Joint press release of Sea-Watch and Sea-Eye
Two rescue vessels run by German NGOs are stranded at sea, with a total of 49 rescued people on board. Sea-Watch and Sea-Eye demand a quick solution for the people currently being held hostage by European states that suspended their duty to provide a port of safety. With bad weather approaching tonight, a solution within 2018 is paramount to avoiding further health risks for those rescued.
The Sea-Watch 3 has rescued 32 people in distress at sea on 22 December, and exactly one week later on 29 December, Sea-Eye’s ‘Professor Albrecht Penck’ rescued 17 people on the Central Mediterranean. Both vessels are yet to be assigned a port of safety.
Being kept at sea is not only unnecessarily prolonging the journey of the rescued people on board, most importantly it increases risks to their health and safety on a daily basis. Mindful of imminent bad weather and sea conditions, both rescue vessels have sailed north in a timely manner and are now on standby to disembark all guests in a safe European port. The only thing that remains is political will and decisive action by any European authority.
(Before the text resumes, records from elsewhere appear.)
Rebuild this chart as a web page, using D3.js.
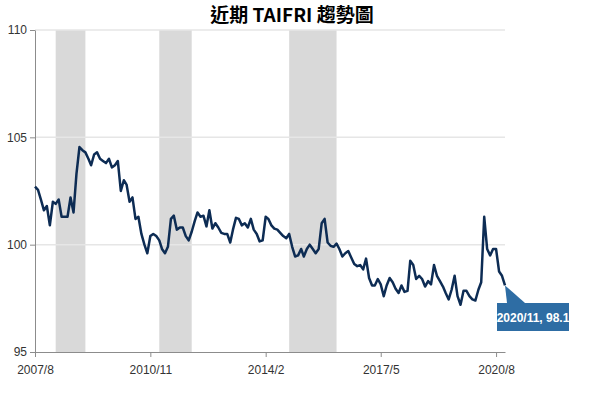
<!DOCTYPE html>
<html><head><meta charset="utf-8">
<script src="https://cdn.jsdelivr.net/npm/d3@7"></script>
<style>
body{margin:0;background:#fff}
text{font-family:"Liberation Sans",Arial,sans-serif}
</style></head>
<body><svg id="chart" width="600" height="400"></svg>
<script>
// 月次データ 2007/8 〜 2020/11
const start_year = 2007, start_month = 8;
const values = [
  102.7,102.55,102.1,101.6,101.8,
  100.9,102.0,101.9,102.1,101.3,101.3,101.3,102.2,101.5,103.3,104.55,104.4,
  104.3,104.0,103.7,104.2,104.3,104.0,103.9,103.8,104.0,103.6,103.7,103.9,
  102.5,103.0,102.8,102.0,102.2,101.2,101.3,100.5,100.0,99.6,100.4,100.5,
  100.4,100.2,99.8,99.6,99.9,101.2,101.35,100.7,100.8,100.8,100.4,100.2,
  100.6,101.1,101.5,101.3,101.35,100.85,101.6,100.75,101.0,100.8,100.55,100.5,
  100.5,100.1,100.7,101.25,101.2,100.9,101.0,100.8,101.2,100.7,100.5,100.15,
  100.2,101.3,101.2,100.9,100.75,100.7,100.55,100.4,100.3,100.5,99.9,99.45,
  99.5,99.8,99.45,99.8,100.0,99.8,99.6,99.8,101.0,101.2,100.1,99.95,
  99.9,100.05,99.8,99.45,99.6,99.7,99.4,99.1,99.0,99.05,98.85,99.35,
  98.45,98.1,98.1,98.4,98.15,97.6,98.1,98.45,98.25,97.95,97.75,98.1,
  97.8,97.85,99.25,99.05,98.4,98.55,98.4,98.05,98.3,98.15,99.05,98.55,
  98.3,98.05,97.75,97.45,97.9,98.55,97.6,97.2,97.85,97.85,97.6,97.45,
  97.4,97.9,98.25,101.3,99.8,99.5,99.8,99.8,98.75,98.55,98.1
];
// 景気後退期（網掛け）
const shade_starts = ['2008/3','2011/2','2014/10'];
const shade_ends   = ['2009/1','2012/1','2016/2'];
const x_ticks = ['2007/8','2010/11','2014/2','2017/5','2020/8'];
const y_ticks = [95,100,105,110];
const title = '近期 TAIFRI 趨勢圖';
const callout_label = '2020/11, 98.1';

const parse = s => { const [y,m] = s.split('/').map(Number); return new Date(y, m-1, 1); };
const data = values.map((v,i) => ({date: new Date(start_year, start_month-1+i, 1), v: v}));

const svg = d3.select('#chart');
const m_left = 35, m_right = 505, m_top = 30, m_bottom = 352;

const x = d3.scaleTime().domain([parse('2007/8'), data[data.length-1].date]).range([m_left, m_right]);
const y = d3.scaleLinear().domain([95,110]).range([m_bottom, m_top]);

// 網掛け
shade_starts.forEach((s,i) => {
    svg.append('rect')
        .attr('x', x(parse(s))).attr('y', m_top)
        .attr('width', x(parse(shade_ends[i])) - x(parse(s)))
        .attr('height', m_bottom - m_top)
        .attr('fill', '#d9d9d9');
});

// 横グリッド
svg.append('g').selectAll('line').data(y_ticks.filter(t => t > 95)).join('line')
    .attr('x1', m_left).attr('x2', m_right)
    .attr('y1', d => y(d)).attr('y2', d => y(d))
    .attr('stroke', '#e6e6e6').attr('stroke-width', 1.5);

// 軸
const y_axis = svg.append('g').attr('transform', `translate(${m_left},0)`)
    .call(d3.axisLeft(y).tickValues(y_ticks).tickSize(5).tickSizeOuter(0));
const x_axis = svg.append('g').attr('transform', `translate(0,${m_bottom})`)
    .call(d3.axisBottom(x).tickValues(x_ticks.map(parse)).tickFormat(d3.timeFormat('%Y/%-m')).tickSize(5).tickSizeOuter(0));
[y_axis, x_axis].forEach(a => {
    a.selectAll('path,line').attr('stroke', '#8c8c8c');
    a.selectAll('text').attr('fill', '#333').attr('font-size', 12)
        .attr('font-family', '"Liberation Sans",Arial,sans-serif');
});
x_axis.selectAll('text').attr('dy', '1.2em');

// 折れ線
svg.append('path').datum(data)
    .attr('d', d3.line().x(d => x(d.date)).y(d => y(d.v)))
    .attr('fill', 'none').attr('stroke', '#0d2c54')
    .attr('stroke-width', 2.5).attr('stroke-linejoin', 'round');

// 最終値の吹き出し
const last = data[data.length-1];
const lx = x(last.date), ly = y(last.v);
const bx = 497, by = 303, bw = 72, bh = 28;
svg.append('path')
    .attr('d', `M${lx},${ly}L${bx+10},${by}L${bx+28},${by}Z`)
    .attr('fill', '#2e6da4');
svg.append('rect').attr('x', bx).attr('y', by).attr('width', bw).attr('height', bh)
    .attr('fill', '#2e6da4');
svg.append('text').attr('x', bx + bw/2).attr('y', by + bh/2 + 5)
    .attr('text-anchor', 'middle').attr('fill', '#fff')
    .attr('font-size', 12).attr('font-weight', 'bold').text(callout_label);

// タイトル
svg.append('text').attr('x', 292).attr('y', 22).attr('text-anchor', 'middle')
    .attr('font-size', 19).attr('font-weight', 'bold')
    .style('font-family', '"Noto Sans CJK TC",sans-serif')
    .text(title);
</script></body></html>
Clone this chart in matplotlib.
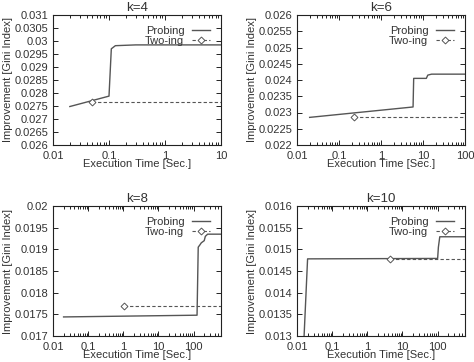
import matplotlib
matplotlib.use('Agg')
import matplotlib.pyplot as plt
from matplotlib.lines import Line2D
from matplotlib.ticker import LogLocator, FixedLocator, FixedFormatter

plt.rcParams['font.family'] = ['Liberation Sans', 'DejaVu Sans']
plt.rcParams['font.size'] = 8

# k=4
k4_probe_t = [0.02, 0.1, 0.11, 0.13, 0.3, 10]
k4_probe_v = [0.02748, 0.02788, 0.0297, 0.02982, 0.02985, 0.02985]
k4_two_t = [0.05, 10]
k4_two_v = [0.02765, 0.02765]

# k=6
k6_probe_t = [0.02, 5.8, 6.0, 12, 13, 16, 100]
k6_probe_v = [0.02285, 0.02317, 0.02405, 0.02405, 0.02415, 0.02418, 0.02418]
k6_two_t = [0.23, 100]
k6_two_v = [0.02287, 0.02287]

# k=8
k8_probe_t = [0.02, 125, 135, 150, 165, 200, 215, 250, 600]
k8_probe_v = [0.01744, 0.01748, 0.01905, 0.0191, 0.01915, 0.0192, 0.0193, 0.01935, 0.01935]
k8_two_t = [1.05, 600]
k8_two_v = [0.01769, 0.01769]

# k=10
k10_probe_t = [0.0155, 0.02, 100, 105, 115, 600]
k10_probe_v = [0.0128, 0.01478, 0.01479, 0.01505, 0.01529, 0.01529]
k10_two_t = [4.5, 600]
k10_two_v = [0.01478, 0.01478]

panels = [
    ('k=4', k4_probe_t, k4_probe_v, k4_two_t, k4_two_v, (0.01, 10), (0.026, 0.031),
     ['0.026', '0.0265', '0.027', '0.0275', '0.028', '0.0285', '0.029', '0.0295', '0.03', '0.0305', '0.031'],
     ['0.01', '0.1', '1', '10']),
    ('k=6', k6_probe_t, k6_probe_v, k6_two_t, k6_two_v, (0.01, 100), (0.022, 0.026),
     ['0.022', '0.0225', '0.023', '0.0235', '0.024', '0.0245', '0.025', '0.0255', '0.026'],
     ['0.01', '0.1', '1', '10', '100']),
    ('k=8', k8_probe_t, k8_probe_v, k8_two_t, k8_two_v, (0.01, 600), (0.017, 0.020),
     ['0.017', '0.0175', '0.018', '0.0185', '0.019', '0.0195', '0.02'],
     ['0.01', '0.1', '1', '10', '100']),
    ('k=10', k10_probe_t, k10_probe_v, k10_two_t, k10_two_v, (0.01, 600), (0.013, 0.016),
     ['0.013', '0.0135', '0.014', '0.0145', '0.015', '0.0155', '0.016'],
     ['0.01', '0.1', '1', '10', '100']),
]

# axes boxes in pixels: left, top, right, bottom
boxes = [(53, 15, 221, 145), (297, 15, 465, 145), (53, 206, 221, 336), (297, 206, 465, 336)]

W, H = 474, 362
fig = plt.figure(figsize=(W / 100, H / 100), dpi=100)
line_c = '#555555'
text_c = '#333333'
two_style = dict(color=line_c, lw=0.8, ls=(0, (3, 2)), marker='D', markersize=3.5,
                 markerfacecolor='white', markeredgecolor=line_c, markeredgewidth=0.7)

for (title, pt, pv, tt, tv, xl, yl, ylabels, xlabels), (l, t, r, b) in zip(panels, boxes):
    ax = fig.add_axes([l / W, 1 - b / H, (r - l) / W, (b - t) / H])
    ax.plot(pt, pv, color=line_c, lw=1.0)
    ax.plot(tt, tv, markevery=[0], **two_style)
    ax.set_xscale('log')
    ax.set_xlim(*xl)
    ax.set_ylim(*yl)
    yvals = [float(s) for s in ylabels]
    ax.yaxis.set_major_locator(FixedLocator(yvals))
    ax.yaxis.set_major_formatter(FixedFormatter(ylabels))
    xvals = [float(s) for s in xlabels]
    ax.xaxis.set_major_locator(FixedLocator(xvals))
    ax.xaxis.set_major_formatter(FixedFormatter(xlabels))
    ax.xaxis.set_minor_locator(LogLocator(base=10, subs=range(2, 10)))
    ax.tick_params(which='both', direction='in', top=True, right=True, colors='#222222',
                   labelcolor=text_c, width=0.7)
    ax.tick_params(which='major', length=3.5)
    ax.tick_params(which='minor', length=2)
    ax.tick_params(axis='x', pad=4)
    ax.tick_params(axis='y', pad=3.5)
    for s in ax.spines.values():
        s.set_linewidth(0.8)
        s.set_color('#222222')
    ax.set_title(title, color=text_c, pad=3)
    ax.set_xlabel('Execution Time [Sec.]', color=text_c, labelpad=-1)
    ax.set_ylabel('Improvement [Gini Index]', color=text_c, labelpad=1)
    handles = [Line2D([], [], color=line_c, lw=1.0), Line2D([], [], **two_style)]
    leg = ax.legend(handles, ['Probing', 'Two-ing'], loc='upper right', frameon=False,
                    markerfirst=False, handlelength=1.6, handletextpad=0.7,
                    borderaxespad=0.7, borderpad=0.3, labelspacing=0.0)
    for txt in leg.get_texts():
        txt.set_color(text_c)

fig.savefig('out.png', dpi=100)
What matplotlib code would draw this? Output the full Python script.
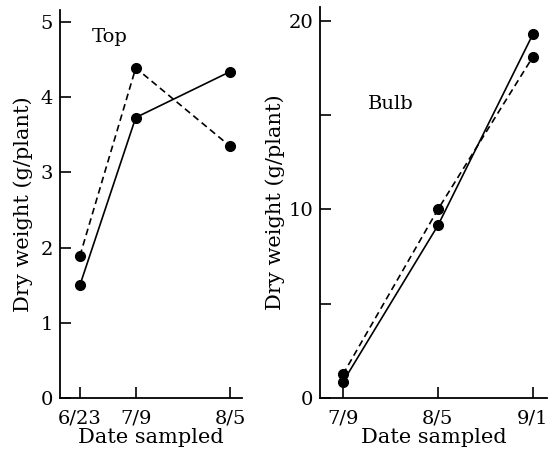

“For good reasons, the law of the sea clearly says that the time people rescued out of maritime distress have to spend at sea, has to be kept to a minimum,” says Jan Ribbeck, Head of Mission on the Sea-Eye vessel Professor Albrecht Penck. “It is utterly unscrupulous that no single European state is taking this responsibility. In Germany alone, more than 30 cities have accepted to take some of the people. The fact that we are still at sea is a confession of failure for each and every EU member state, and before all the german interior minister” says Philipp Hahn, Head of Mission on the Sea-Watch 3.
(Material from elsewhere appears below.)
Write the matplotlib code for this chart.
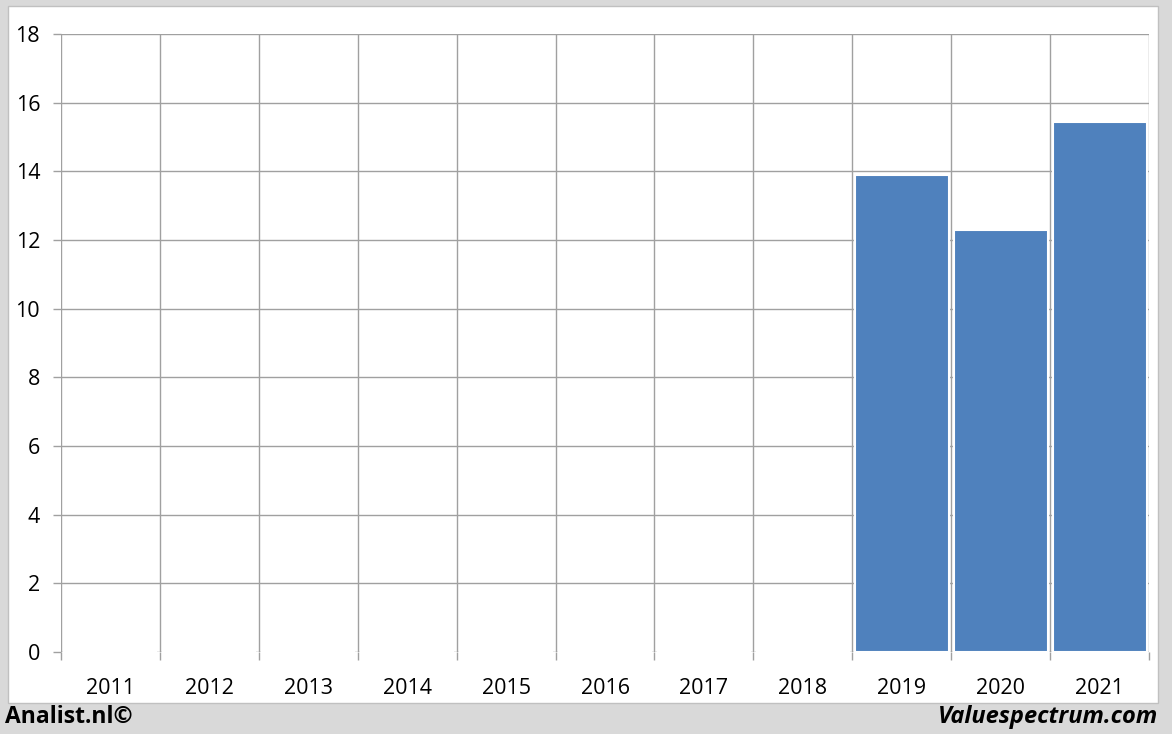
import numpy as np
import matplotlib.pyplot as plt
from matplotlib.patches import Rectangle

#- data
years = ["2011", "2012", "2013", "2014", "2015", "2016", "2017", "2018", "2019", "2020", "2021"]
values = [0, 0, 0, 0, 0, 0, 0, 0, 13.9, 12.3, 15.45]
yticks = [0, 2, 4, 6, 8, 10, 12, 14, 16, 18]

plt.rcParams['font.family'] = ['Open Sans', 'DejaVu Sans']

fig = plt.figure(figsize=(11.72, 7.34), dpi=100)
fig.patch.set_facecolor("#d9d9d9")

#- white chart panel
W, H = 1172, 734
fig.patches.append(Rectangle((8/W, 1 - 703/H), (1158-8)/W, (703-6)/H,
                             transform=fig.transFigure, facecolor="white",
                             edgecolor="#c0c0c0", linewidth=1.0, zorder=-10))

ax = fig.add_axes([61/W, 82/H, 1088/W, 618/H])
ax.set_facecolor("none")

x = np.arange(len(years))
ax.bar(x, values, width=0.95, color="#4f81bd", edgecolor="white", linewidth=1.5, zorder=3)

ax.set_xlim(-0.5, len(years) - 0.5)
ax.set_ylim(0, 18)

grid = "#a0a0a0"
for y in yticks:
    ax.axhline(y, color=grid, lw=1.0, zorder=1)
for b in np.arange(-0.5, len(years), 1.0):
    ax.axvline(b, color=grid, lw=1.0, zorder=1)

for s in ax.spines.values():
    s.set_visible(False)

ax.set_yticks(yticks)
ax.set_yticklabels([str(v) for v in yticks])
ax.set_xticks(x)
ax.set_xticklabels(years)
ax.set_xticks(np.arange(-0.5, len(years), 1.0), minor=True)
ax.tick_params(axis="x", which="major", length=0, pad=19, labelsize=15.5)
ax.tick_params(axis="x", which="minor", length=6, color=grid, width=1.0)
ax.tick_params(axis="y", length=6, color=grid, width=1.0, pad=9, labelsize=15.5)
for lbl in ax.get_xticklabels() + ax.get_yticklabels():
    lbl.set_color("black")

fig.text(5/W, 1 - 717/H, "Analist.nl©", fontsize=16.5, fontweight="bold", ha="left", va="center")
fig.text(1158/W, 1 - 717/H, "Valuespectrum.com", fontsize=17, fontweight="bold",
         fontstyle="italic", ha="right", va="center")

plt.savefig("out.png", dpi=100, facecolor=fig.get_facecolor())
In accordance with maritime law, Sea-Watch and Sea-Eye are now expecting the urgent provision of a port of safety by the relevant European authorities, to enable a timely and safe completion of both rescue operations, before the end of 2018.
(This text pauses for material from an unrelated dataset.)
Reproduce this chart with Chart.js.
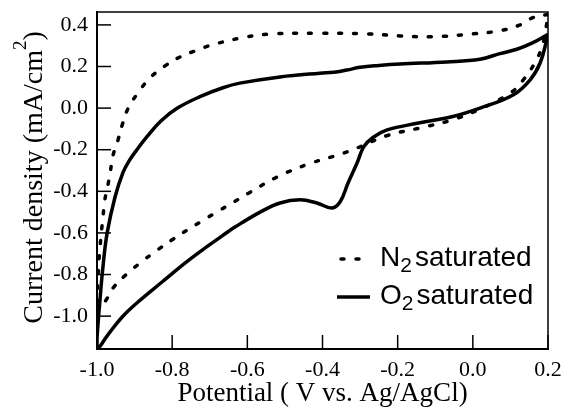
<!DOCTYPE html>
<html>
<head>
<meta charset="utf-8">
<script src="https://cdn.jsdelivr.net/npm/chart.js@4"></script>
<style>
  html, body { margin: 0; padding: 0; background: #fff; }
  #wrap { width: 567px; height: 414px; }
</style>
</head>
<body>
<div id="wrap"><canvas id="cv" width="567" height="414"></canvas></div>
<script>
// tick values
const xTicks = [-1.0, -0.8, -0.6, -0.4, -0.2, 0.0, 0.2];
const yTicks = [-1.0, -0.8, -0.6, -0.4, -0.2, 0.0, 0.2, 0.4];

// N2 saturated loop (upper branch right->left, then lower branch left->right)
const n2Potential = [0.2, 0.16, 0.126, 0.072, 0.0, -0.106, -0.194, -0.282, -0.407, -0.532, -0.611, -0.694, -0.739,
  -0.779, -0.819, -0.859, -0.891, -0.917, -0.933, -0.944, -0.957, -0.965, -0.973, -0.979, -0.984, -0.992, -0.997, -0.998, -0.99,
  -0.975, -0.957, -0.92, -0.88, -0.84, -0.80, -0.76, -0.72, -0.678, -0.64, -0.598, -0.518, -0.433, -0.353,
  -0.308, -0.228, -0.14, -0.061, 0.019, 0.104, 0.134, 0.165, 0.184, 0.193, 0.2];
const n2Current = [0.45, 0.435, 0.40, 0.372, 0.357, 0.343, 0.347, 0.357, 0.36, 0.357, 0.339, 0.304, 0.275,
  0.246, 0.203, 0.145, 0.073, 0.0, -0.081, -0.153, -0.225, -0.31, -0.39, -0.44, -0.52, -0.67, -0.80, -0.92, -0.955,
  -0.92, -0.864, -0.796, -0.737, -0.683, -0.633, -0.586, -0.542, -0.496, -0.456, -0.41, -0.329, -0.266, -0.222,
  -0.192, -0.132, -0.095, -0.06, -0.005, 0.078, 0.135, 0.217, 0.294, 0.366, 0.45];

// O2 saturated loop
const o2Potential = [0.2, 0.16, 0.117, 0.072, 0.019, -0.069, -0.194, -0.25, -0.30, -0.335, -0.37, -0.407, -0.513, -0.62, -0.665, -0.726,
  -0.786, -0.83, -0.866, -0.895, -0.915, -0.931, -0.952, -0.973, -0.984, -0.992, -1.0, -1.0,
  -0.971, -0.933, -0.891, -0.827, -0.766, -0.713, -0.665, -0.633, -0.566, -0.513, -0.46, -0.415, -0.375, -0.353, -0.332,
  -0.308, -0.29, -0.265, -0.228, -0.148, -0.053, 0.019, 0.107, 0.152, 0.179, 0.197, 0.2];
const o2Current = [0.355, 0.315, 0.283, 0.262, 0.235, 0.222, 0.212, 0.205, 0.196, 0.183, 0.172, 0.168, 0.15, 0.12, 0.098, 0.055,
  0.0, -0.062, -0.135, -0.203, -0.255, -0.31, -0.427, -0.6, -0.76, -0.92, -1.11, -1.16,
  -1.09, -1.004, -0.932, -0.836, -0.745, -0.673, -0.612, -0.572, -0.50, -0.456, -0.441, -0.456, -0.48, -0.45, -0.36,
  -0.264, -0.185, -0.14, -0.105, -0.073, -0.04, 0.0, 0.063, 0.135, 0.217, 0.33, 0.355];

const seriesLabels = ['N₂ saturated', 'O₂ saturated'];
const yTitle = ['Current density (mA/cm', '2', ')'];

function toPoints(xs, ys) {
    return xs.map((x, i) => ({ x: x, y: ys[i] }));
}

const serif = '"Liberation Serif", "Times New Roman", serif';
const sans = '"Liberation Sans", Arial, sans-serif';

// frame on top/right, inward ticks, y title with superscript, legend inside the plot
const framePlugin = {
    id: 'framePlugin',
    afterDraw(chart) {
        const { ctx, chartArea: a, scales: { x, y } } = chart;
        ctx.save();
        ctx.strokeStyle = '#000';
        ctx.lineWidth = 1.5;
        ctx.beginPath();
        ctx.moveTo(a.left, a.top);
        ctx.lineTo(a.right, a.top);
        ctx.lineTo(a.right, a.bottom);
        ctx.stroke();

        x.ticks.forEach(t => {
            const px = x.getPixelForValue(t.value);
            ctx.beginPath();
            ctx.moveTo(px, a.bottom);
            ctx.lineTo(px, a.bottom - 14);
            ctx.stroke();
        });
        y.ticks.forEach(t => {
            const py = y.getPixelForValue(t.value);
            ctx.beginPath();
            ctx.moveTo(a.left, py);
            ctx.lineTo(a.left + 14, py);
            ctx.stroke();
        });

        // y axis title, rotated, with a raised 2
        ctx.fillStyle = '#000';
        ctx.textBaseline = 'alphabetic';
        ctx.textAlign = 'left';
        ctx.font = '28px ' + serif;
        const w0 = ctx.measureText(yTitle[0]).width;
        const w2 = ctx.measureText(yTitle[2]).width;
        ctx.font = '19px ' + serif;
        const w1 = ctx.measureText(yTitle[1]).width;
        const total = w0 + w1 + w2;
        ctx.save();
        ctx.translate(42, (a.top + a.bottom) / 2 - 3 + total / 2);
        ctx.rotate(-Math.PI / 2);
        ctx.font = '28px ' + serif;
        ctx.fillText(yTitle[0], 0, 0);
        ctx.font = '19px ' + serif;
        ctx.fillText(yTitle[1], w0, -16);
        ctx.font = '28px ' + serif;
        ctx.fillText(yTitle[2], w0 + w1, 0);
        ctx.restore();

        // legend
        const rows = [259, 297];
        chart.data.datasets.forEach((ds, i) => {
            const ly = rows[i];
            ctx.lineWidth = ds.borderWidth;
            ctx.lineCap = ds.borderCapStyle || 'butt';
            ctx.setLineDash(ds.borderDash || []);
            ctx.beginPath();
            ctx.moveTo(i === 0 ? 341 : 337, ly);
            ctx.lineTo(i === 0 ? 362 : 370, ly);
            ctx.stroke();
            ctx.setLineDash([]);

            const parts = ds.label.split('₂');
            const base = ly + 7;
            ctx.font = '28px ' + sans;
            let tx = 380;
            ctx.fillText(parts[0], tx, base);
            tx += ctx.measureText(parts[0]).width;
            ctx.font = '21px ' + sans;
            ctx.fillText('2', tx, base + 6);
            tx += ctx.measureText('2').width + 3;
            ctx.font = '28px ' + sans;
            ctx.fillText(parts[1].trim(), tx, base);
        });
        ctx.restore();
    }
};

new Chart(document.getElementById('cv'), {
    type: 'scatter',
    data: {
        datasets: [
            {
                label: seriesLabels[0],
                data: toPoints(n2Potential, n2Current),
                showLine: true,
                pointRadius: 0,
                borderColor: '#000',
                borderWidth: 3.5,
                borderDash: [3, 12],
                borderCapStyle: 'round',
                borderJoinStyle: 'round',
                tension: 0.4
            },
            {
                label: seriesLabels[1],
                data: toPoints(o2Potential, o2Current),
                showLine: true,
                pointRadius: 0,
                borderColor: '#000',
                borderWidth: 3.5,
                borderJoinStyle: 'round',
                tension: 0.4
            }
        ]
    },
    options: {
        responsive: false,
        animation: false,
        layout: { autoPadding: false, padding: { left: 0, right: 19, top: 12, bottom: 0 } },
        plugins: {
            legend: { display: false },
            tooltip: { enabled: false }
        },
        scales: {
            x: {
                type: 'linear',
                min: -1.0,
                max: 0.2,
                afterBuildTicks: (scale) => { scale.ticks = xTicks.map(v => ({ value: v })); },
                afterFit: (scale) => {
                    scale.height = 65;
                    scale.paddingLeft = 0;
                    scale.paddingRight = 0;
                },
                grid: { display: false, drawTicks: false },
                border: { display: true, color: '#000', width: 2 },
                ticks: {
                    color: '#000',
                    padding: 8,
                    maxRotation: 0,
                    font: { family: serif, size: 22 },
                    callback: (v) => Number(v).toFixed(1)
                },
                title: {
                    display: true,
                    text: 'Potential ( V vs. Ag/AgCl)',
                    color: '#000',
                    font: { family: serif, size: 27 },
                    padding: { top: 0, bottom: 4 }
                }
            },
            y: {
                type: 'linear',
                min: -1.158,
                max: 0.462,
                afterBuildTicks: (scale) => { scale.ticks = yTicks.map(v => ({ value: v })); },
                afterFit: (scale) => {
                    scale.width = 97;
                    scale.paddingTop = 0;
                    scale.paddingBottom = 0;
                },
                grid: { display: false, drawTicks: false },
                border: { display: true, color: '#000', width: 2 },
                ticks: {
                    color: '#000',
                    padding: 9,
                    font: { family: serif, size: 22 },
                    callback: (v) => Number(v).toFixed(1)
                },
                title: { display: false }
            }
        }
    },
    plugins: [framePlugin]
});
</script>
</body>
</html>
Disembarkation in Malta would be the most logical option, upon an agreement to redistribute people within a European solution . Malta has already allowed landings of people rescued at sea before, if other European states agreed on an immediate relocation of the people to other countries. Due to the size of the island and the fact that Malta proportionally gives shelter to more refugees than any other European country, this is understandable, nevertheless redistribution problems have to be solved on land and after a safe disembarkation.
Sea-Watch and Sea-Eye are endeavouring to promote the immediate transfer of the people in Germany to achieve the objective of shared responsibility upon disembarkation in a close safe port. Three federal city-states including Berlin, Hamburg and Bremen, and several other cities have already agreed to accommodate the people rescued, while the Ministry of Interior has stated its availability to seek a solution within a EU approach.